Problem description: Reproduce the listing word for word. Skip any image.

══ Data lines ══

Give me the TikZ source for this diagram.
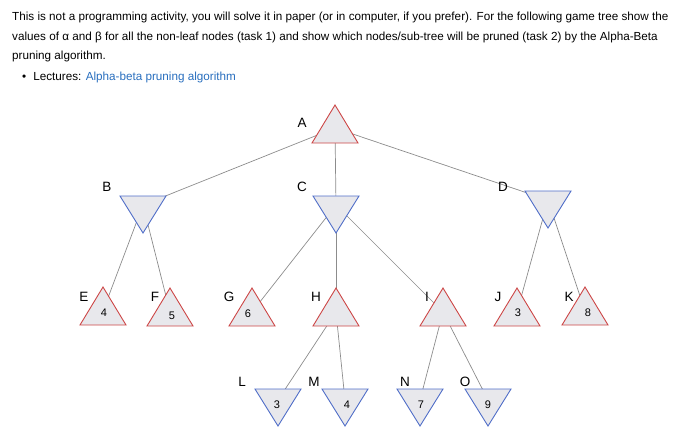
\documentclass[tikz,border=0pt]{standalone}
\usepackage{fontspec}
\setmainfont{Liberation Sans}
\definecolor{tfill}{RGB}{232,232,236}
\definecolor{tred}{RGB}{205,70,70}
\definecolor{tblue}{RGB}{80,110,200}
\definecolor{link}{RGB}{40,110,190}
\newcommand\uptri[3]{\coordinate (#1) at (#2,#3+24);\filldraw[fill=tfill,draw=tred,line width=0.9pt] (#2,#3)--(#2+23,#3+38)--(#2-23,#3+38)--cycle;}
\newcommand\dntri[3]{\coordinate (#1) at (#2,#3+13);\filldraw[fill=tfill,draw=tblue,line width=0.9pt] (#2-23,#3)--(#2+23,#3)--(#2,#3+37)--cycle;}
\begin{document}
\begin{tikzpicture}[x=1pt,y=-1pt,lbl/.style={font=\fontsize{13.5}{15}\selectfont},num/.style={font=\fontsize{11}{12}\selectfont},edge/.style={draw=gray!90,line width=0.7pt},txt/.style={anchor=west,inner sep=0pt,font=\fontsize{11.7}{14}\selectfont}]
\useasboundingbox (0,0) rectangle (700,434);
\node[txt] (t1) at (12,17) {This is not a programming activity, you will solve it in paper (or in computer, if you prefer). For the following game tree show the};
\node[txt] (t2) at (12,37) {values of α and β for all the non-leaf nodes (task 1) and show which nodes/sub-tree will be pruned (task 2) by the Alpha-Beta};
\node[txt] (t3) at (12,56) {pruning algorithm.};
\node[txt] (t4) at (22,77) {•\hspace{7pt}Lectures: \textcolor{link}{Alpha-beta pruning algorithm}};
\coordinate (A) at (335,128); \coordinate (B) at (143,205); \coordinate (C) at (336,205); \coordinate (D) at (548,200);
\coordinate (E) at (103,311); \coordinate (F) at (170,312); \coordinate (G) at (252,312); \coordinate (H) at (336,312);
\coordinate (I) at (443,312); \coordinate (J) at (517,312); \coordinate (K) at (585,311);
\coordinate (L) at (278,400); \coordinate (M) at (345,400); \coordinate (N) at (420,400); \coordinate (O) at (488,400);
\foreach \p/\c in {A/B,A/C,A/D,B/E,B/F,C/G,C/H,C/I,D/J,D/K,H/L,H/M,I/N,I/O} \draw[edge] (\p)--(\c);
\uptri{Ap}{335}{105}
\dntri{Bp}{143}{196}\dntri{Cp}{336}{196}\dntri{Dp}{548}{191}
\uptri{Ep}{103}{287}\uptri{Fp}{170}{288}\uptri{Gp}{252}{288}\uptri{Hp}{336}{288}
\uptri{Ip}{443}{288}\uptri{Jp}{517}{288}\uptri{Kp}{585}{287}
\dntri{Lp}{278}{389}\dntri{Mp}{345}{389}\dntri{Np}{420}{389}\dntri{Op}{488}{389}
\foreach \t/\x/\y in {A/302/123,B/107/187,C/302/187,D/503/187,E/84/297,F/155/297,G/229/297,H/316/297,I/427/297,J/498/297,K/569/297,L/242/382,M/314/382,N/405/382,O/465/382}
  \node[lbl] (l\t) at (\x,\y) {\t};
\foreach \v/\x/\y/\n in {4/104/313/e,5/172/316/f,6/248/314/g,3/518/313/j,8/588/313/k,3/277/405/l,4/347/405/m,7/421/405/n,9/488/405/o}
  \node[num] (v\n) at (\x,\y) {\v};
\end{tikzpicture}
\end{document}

═══

Finished exercise:
Give me the TikZ source for this diagram.
\documentclass[tikz,border=0pt]{standalone}
\usepackage{fontspec}
\setmainfont{Liberation Sans}
\definecolor{tfill}{RGB}{232,232,236}
\definecolor{tred}{RGB}{205,70,70}
\definecolor{tblue}{RGB}{80,110,200}
\definecolor{link}{RGB}{40,110,190}
\newcommand\uptri[3]{\coordinate (#1) at (#2,#3+24);\filldraw[fill=tfill,draw=tred,line width=0.9pt] (#2,#3)--(#2+23,#3+38)--(#2-23,#3+38)--cycle;}
\newcommand\dntri[3]{\coordinate (#1) at (#2,#3+13);\filldraw[fill=tfill,draw=tblue,line width=0.9pt] (#2-23,#3)--(#2+23,#3)--(#2,#3+37)--cycle;}
\begin{document}
\begin{tikzpicture}[x=1pt,y=-1pt,lbl/.style={font=\fontsize{13.5}{15}\selectfont},num/.style={font=\fontsize{11}{12}\selectfont},edge/.style={draw=gray!90,line width=0.7pt},txt/.style={anchor=west,inner sep=0pt,font=\fontsize{11.7}{14}\selectfont}]
\useasboundingbox (0,0) rectangle (700,434);
\node[txt] (t1) at (12,17) {This is not a programming activity, you will solve it in paper (or in computer, if you prefer). For the following game tree show the};
\node[txt] (t2) at (12,37) {values of α and β for all the non-leaf nodes (task 1) and show which nodes/sub-tree will be pruned (task 2) by the Alpha-Beta};
\node[txt] (t3) at (12,56) {pruning algorithm.};
\node[txt] (t4) at (22,77) {•\hspace{7pt}Lectures: \textcolor{link}{Alpha-beta pruning algorithm}};
\coordinate (A) at (335,128); \coordinate (B) at (143,205); \coordinate (C) at (336,205); \coordinate (D) at (548,200);
\coordinate (E) at (103,311); \coordinate (F) at (170,312); \coordinate (G) at (252,312); \coordinate (H) at (336,312);
\coordinate (I) at (443,312); \coordinate (J) at (517,312); \coordinate (K) at (585,311);
\coordinate (L) at (278,400); \coordinate (M) at (345,400); \coordinate (N) at (420,400); \coordinate (O) at (488,400);
\foreach \p/\c in {A/B,A/C,A/D,B/E,B/F,C/G,C/H,C/I,D/J,D/K,H/L,H/M,I/N,I/O} \draw[edge] (\p)--(\c);
\uptri{Ap}{335}{105}
\dntri{Bp}{143}{196}\dntri{Cp}{336}{196}\dntri{Dp}{548}{191}
\uptri{Ep}{103}{287}\uptri{Fp}{170}{288}\uptri{Gp}{252}{288}\uptri{Hp}{336}{288}
\uptri{Ip}{443}{288}\uptri{Jp}{517}{288}\uptri{Kp}{585}{287}
\dntri{Lp}{278}{389}\dntri{Mp}{345}{389}\dntri{Np}{420}{389}\dntri{Op}{488}{389}
\foreach \t/\x/\y in {A/302/123,B/107/187,C/302/187,D/503/187,E/84/297,F/155/297,G/229/297,H/316/297,I/427/297,J/498/297,K/569/297,L/242/382,M/314/382,N/405/382,O/465/382}
  \node[lbl] (l\t) at (\x,\y) {\t};
\foreach \v/\x/\y/\n in {4/104/313/e,5/172/316/f,6/248/314/g,3/518/313/j,8/588/313/k,3/277/405/l,4/347/405/m,7/421/405/n,9/488/405/o}
  \node[num] (v\n) at (\x,\y) {\v};
\end{tikzpicture}
\end{document}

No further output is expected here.